Однако живучий, как кошка, Крым снова зашевелился. Красота ищет новых жертв. Повсюду идет индивидуальное строительство, кто во что горазд. В Симеизе меня приняли в пионеры со всеми вытекающими отсюда последствиями: горном, линейкой, медосмотром, зарядкой, знаменами и пионерскими песнями. Это не просто тоска по молодости: успешные люди среднего возраста в основном из Москвы получают удовольствие от пионерского формата как идеала радостного коллективизма. Именно эта форма дает людям расслабиться и отнюдь не способствует извращениям. В приморском Крыму постепенно складывается коммуна московской элиты, которая уже насладилась прелестями Лазурного берега и Тосканы, ей там стало скучно, и она возвращается сюда в надежде отдохнуть среди своих по-нашему.
Когда наш отряд под красными знаменами посетил Севастополь, его встретили всеобщим ликованием. Если бы на Приморском бульваре был открыт прием в пионеры, галстуки повязала бы добрая половина города. Более того, в той же веселой компании я посетил «Артек», свято хранящий свои сады и легенды. Экскурсовод вдохновенно рассказала и о ВОВ, и о Гагарине. Ничто не забыто. Крым законсервировался коммунистическим зверинцем.
У меня в детстве марка такая была — я ею очень гордился: севастопольский памятник затонувшим кораблям. На самом деле исподний Крым (исходная ментальная матрица полуострова) со своими названиями, повадками — татарская закусочная, чебуречная. В одной чебуречной — вкусно, но все чужое, манерное, на стене изображены женщины в прозрачных шароварах, одалиски. В другой — отравишься, побежишь в туалет, и там все чужое, унитазов нет, в Турции есть, а здесь — орлом. Провинция. И думаешь: вон красавица сидит с кавалером — и ей тоже орлом? Куда Ющенко смотрит? В сортирную дыру уйдут все мечты о возрождении Крыма.

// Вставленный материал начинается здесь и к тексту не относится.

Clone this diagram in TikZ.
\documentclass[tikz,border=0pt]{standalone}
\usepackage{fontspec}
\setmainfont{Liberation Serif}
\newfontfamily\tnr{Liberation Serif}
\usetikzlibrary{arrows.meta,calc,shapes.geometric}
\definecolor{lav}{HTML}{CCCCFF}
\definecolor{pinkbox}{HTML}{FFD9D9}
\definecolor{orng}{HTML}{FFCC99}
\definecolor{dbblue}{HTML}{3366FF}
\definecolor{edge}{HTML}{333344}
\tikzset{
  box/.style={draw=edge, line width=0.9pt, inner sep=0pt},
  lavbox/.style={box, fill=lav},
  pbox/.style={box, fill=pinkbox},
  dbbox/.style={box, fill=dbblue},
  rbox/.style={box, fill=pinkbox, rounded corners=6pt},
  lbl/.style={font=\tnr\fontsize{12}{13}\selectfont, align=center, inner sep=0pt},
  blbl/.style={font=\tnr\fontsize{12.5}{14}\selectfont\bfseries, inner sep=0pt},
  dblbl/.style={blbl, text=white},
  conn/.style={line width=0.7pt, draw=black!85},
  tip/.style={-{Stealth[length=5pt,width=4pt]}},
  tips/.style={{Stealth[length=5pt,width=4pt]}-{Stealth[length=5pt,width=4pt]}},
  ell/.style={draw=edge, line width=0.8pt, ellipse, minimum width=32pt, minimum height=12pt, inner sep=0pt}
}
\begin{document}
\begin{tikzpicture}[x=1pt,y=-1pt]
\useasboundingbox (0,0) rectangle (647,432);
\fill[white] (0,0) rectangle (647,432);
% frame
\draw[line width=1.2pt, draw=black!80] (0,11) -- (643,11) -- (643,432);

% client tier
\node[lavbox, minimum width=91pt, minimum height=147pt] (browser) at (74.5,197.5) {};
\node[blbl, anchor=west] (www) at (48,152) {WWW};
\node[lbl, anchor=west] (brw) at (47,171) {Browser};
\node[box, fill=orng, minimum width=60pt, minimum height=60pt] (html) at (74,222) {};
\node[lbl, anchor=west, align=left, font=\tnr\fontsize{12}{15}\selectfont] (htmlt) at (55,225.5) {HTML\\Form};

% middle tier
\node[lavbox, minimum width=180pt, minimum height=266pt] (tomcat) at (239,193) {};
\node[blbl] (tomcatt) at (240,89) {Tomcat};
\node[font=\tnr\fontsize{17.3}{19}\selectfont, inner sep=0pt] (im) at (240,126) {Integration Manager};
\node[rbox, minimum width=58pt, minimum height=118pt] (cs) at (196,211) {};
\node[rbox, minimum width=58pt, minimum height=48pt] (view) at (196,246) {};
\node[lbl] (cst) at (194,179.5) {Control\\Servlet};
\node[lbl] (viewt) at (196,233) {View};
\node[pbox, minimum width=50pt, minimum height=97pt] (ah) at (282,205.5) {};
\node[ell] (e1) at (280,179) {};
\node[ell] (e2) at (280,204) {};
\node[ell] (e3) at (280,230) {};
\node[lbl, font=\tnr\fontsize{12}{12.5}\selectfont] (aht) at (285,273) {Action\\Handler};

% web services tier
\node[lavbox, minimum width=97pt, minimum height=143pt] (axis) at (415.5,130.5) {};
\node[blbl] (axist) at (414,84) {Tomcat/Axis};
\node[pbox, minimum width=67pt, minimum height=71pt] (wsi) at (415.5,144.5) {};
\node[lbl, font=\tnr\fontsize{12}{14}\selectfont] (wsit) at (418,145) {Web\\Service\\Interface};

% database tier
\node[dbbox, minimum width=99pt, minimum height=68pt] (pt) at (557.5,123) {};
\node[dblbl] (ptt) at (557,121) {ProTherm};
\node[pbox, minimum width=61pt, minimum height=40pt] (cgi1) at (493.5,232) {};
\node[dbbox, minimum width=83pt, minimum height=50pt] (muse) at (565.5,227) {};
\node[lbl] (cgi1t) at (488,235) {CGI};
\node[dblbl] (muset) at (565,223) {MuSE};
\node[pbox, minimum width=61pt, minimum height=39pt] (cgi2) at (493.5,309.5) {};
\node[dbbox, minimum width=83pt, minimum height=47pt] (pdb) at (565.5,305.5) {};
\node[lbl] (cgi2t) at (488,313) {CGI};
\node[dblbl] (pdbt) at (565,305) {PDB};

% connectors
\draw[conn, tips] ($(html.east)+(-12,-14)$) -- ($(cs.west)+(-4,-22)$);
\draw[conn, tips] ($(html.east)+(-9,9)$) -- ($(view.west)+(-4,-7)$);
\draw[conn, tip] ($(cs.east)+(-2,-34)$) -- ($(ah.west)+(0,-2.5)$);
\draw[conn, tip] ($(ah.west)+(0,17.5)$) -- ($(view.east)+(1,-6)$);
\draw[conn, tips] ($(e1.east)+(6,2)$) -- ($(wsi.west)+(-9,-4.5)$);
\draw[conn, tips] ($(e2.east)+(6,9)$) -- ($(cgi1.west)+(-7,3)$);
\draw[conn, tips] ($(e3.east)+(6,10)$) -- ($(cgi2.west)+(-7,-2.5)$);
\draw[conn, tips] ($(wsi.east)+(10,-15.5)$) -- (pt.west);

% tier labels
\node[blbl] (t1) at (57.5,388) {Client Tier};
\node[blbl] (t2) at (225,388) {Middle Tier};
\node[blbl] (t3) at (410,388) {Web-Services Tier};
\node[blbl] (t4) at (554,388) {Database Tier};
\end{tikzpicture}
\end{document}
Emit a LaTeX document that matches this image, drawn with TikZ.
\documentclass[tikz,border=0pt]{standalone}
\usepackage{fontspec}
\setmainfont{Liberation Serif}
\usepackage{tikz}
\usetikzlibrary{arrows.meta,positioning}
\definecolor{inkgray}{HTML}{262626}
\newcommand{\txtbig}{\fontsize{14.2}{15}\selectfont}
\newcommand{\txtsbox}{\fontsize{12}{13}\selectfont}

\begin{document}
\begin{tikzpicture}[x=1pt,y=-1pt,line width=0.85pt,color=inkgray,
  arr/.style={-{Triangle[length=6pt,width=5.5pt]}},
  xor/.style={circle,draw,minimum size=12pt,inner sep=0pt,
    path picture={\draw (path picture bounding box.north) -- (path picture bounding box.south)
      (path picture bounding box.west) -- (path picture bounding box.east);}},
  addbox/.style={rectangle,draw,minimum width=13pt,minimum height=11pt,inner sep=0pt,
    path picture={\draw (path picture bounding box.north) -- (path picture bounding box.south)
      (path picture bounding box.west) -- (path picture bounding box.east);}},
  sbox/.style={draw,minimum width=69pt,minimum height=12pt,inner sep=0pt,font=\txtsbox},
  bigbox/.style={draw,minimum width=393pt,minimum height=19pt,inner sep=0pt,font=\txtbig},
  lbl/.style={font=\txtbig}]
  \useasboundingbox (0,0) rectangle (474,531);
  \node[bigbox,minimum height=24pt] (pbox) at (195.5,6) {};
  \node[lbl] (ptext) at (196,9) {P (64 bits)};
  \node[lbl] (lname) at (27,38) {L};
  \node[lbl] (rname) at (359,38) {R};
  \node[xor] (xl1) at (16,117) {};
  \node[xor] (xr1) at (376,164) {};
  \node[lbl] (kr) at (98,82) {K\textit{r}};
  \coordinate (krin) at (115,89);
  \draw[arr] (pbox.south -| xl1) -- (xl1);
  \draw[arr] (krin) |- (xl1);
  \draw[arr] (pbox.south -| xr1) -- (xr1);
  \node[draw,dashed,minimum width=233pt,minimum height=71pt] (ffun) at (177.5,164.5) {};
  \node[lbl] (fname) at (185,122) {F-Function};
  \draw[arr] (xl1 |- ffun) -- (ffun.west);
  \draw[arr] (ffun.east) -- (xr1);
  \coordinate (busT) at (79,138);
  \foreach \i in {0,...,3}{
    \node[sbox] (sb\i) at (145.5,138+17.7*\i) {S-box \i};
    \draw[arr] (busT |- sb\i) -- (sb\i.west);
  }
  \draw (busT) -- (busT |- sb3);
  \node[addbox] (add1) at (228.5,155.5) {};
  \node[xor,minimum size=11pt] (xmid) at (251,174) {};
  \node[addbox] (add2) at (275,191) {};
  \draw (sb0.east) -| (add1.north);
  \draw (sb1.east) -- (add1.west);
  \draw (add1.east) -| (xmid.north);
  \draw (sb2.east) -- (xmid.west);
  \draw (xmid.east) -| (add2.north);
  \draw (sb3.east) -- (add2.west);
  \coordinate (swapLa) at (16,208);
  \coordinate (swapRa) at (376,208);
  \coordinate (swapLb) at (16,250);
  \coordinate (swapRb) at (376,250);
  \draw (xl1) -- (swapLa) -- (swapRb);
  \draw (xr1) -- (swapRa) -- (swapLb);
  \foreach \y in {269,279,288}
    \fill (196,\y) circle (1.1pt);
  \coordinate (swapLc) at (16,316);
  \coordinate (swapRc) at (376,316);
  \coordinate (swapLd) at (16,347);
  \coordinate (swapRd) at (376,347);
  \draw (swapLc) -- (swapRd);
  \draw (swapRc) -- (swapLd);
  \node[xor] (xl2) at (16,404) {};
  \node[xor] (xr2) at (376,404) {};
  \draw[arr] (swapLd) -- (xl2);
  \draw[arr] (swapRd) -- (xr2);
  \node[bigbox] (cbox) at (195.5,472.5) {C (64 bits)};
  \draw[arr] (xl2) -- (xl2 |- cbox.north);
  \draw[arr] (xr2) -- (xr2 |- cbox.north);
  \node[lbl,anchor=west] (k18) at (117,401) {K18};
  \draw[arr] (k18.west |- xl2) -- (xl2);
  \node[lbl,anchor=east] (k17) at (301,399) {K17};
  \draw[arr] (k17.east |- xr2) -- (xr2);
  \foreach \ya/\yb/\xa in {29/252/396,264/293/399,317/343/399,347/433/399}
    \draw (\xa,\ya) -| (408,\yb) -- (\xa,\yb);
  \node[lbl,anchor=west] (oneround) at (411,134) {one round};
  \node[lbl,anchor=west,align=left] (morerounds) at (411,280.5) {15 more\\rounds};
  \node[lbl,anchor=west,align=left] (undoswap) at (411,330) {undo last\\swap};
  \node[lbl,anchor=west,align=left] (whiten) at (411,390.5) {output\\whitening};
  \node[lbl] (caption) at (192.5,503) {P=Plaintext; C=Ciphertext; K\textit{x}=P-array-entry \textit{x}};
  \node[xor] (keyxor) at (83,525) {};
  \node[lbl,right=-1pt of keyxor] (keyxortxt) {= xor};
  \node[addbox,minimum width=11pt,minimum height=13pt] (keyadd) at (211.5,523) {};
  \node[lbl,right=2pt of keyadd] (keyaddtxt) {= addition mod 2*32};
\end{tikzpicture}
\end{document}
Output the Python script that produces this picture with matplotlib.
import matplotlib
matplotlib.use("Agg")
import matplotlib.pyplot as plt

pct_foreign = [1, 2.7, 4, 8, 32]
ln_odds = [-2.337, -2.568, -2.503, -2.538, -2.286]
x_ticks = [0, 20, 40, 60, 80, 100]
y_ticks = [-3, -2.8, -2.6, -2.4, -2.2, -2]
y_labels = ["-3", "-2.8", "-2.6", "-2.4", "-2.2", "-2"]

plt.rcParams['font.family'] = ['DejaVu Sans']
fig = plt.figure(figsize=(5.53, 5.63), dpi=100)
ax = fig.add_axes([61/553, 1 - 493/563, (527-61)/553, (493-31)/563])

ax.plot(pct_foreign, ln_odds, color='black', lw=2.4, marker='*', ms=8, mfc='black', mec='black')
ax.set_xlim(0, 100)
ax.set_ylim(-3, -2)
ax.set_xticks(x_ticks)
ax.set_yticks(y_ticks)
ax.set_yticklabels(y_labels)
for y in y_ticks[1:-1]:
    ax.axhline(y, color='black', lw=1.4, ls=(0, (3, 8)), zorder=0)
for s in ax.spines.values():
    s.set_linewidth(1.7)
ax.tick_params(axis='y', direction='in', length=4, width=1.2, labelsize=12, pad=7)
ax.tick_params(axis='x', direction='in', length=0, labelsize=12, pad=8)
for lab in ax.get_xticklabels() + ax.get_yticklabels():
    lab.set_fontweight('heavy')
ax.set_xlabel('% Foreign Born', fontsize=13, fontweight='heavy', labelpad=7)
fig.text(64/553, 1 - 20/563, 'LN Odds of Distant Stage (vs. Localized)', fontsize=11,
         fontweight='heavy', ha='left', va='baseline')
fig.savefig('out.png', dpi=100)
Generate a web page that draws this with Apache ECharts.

Балаклава издавна славилась своей глубокой и защищенной от ветров бухтой, обычно отождествляемой с бухтой листригонов из «Одиссеи»
Черноморский флот
Я побывал на одном из наших линейных кораблей в Севастопольской бухте. На его корме красуется герб уже несуществующей страны. Широкоплечий капитан не скрывает, что гордится гербом. Я испытывал смешанные чувства. Я быстро понял, что этот усталый корабль — чудо военной техники. Я поразился, как просто и складно все придумано. Как будто Левша сделал. Я вспомнил, как мне в Калифорнии рассказывал американский астронавт, что он тоже был поражен простотой дел на Байконуре. Пришел в зал, там лежит ракета, что за ракета? Она завтра полетит в космос. Русский мир основан не на соплях, а на полном доверии к простоте мира, без осложнений. То же самое с кораблем. Пушка — 100 выстрелов в секунду, распилить может вражеский корабль, а выглядит — как будто самострел. Ракеты (их, кажется, восемь) крылатые — пол-Земли уничтожат, ядерные, а посмотришь на них — железки. И капитан — такой милый, чистенький. Насквозь советский, прозрачный до мозга костей. И офицеры — такие застенчивые! Правда, грубили немного друг другу, когда думали, что я их не слышу, но по-доброму, как некультурные девушки. И все худенькие. Хотя говорят, что едят хорошо. Но худенькие. Даже жалко. А моряки тоже худенькие и тоже застенчивые, даже глаза отводят. И все у них чистенько, кроватки застелены, как девичьи. Но капитан пожаловался, что с образованием у моряков не очень. «Неужели не умеют читать и писать?» — встревожился я. Он умно улыбнулся. Умеют, конечно. Но по интеллекту двадцать пять процентов от того, что имели советские моряки. Гуд бай, Ленин!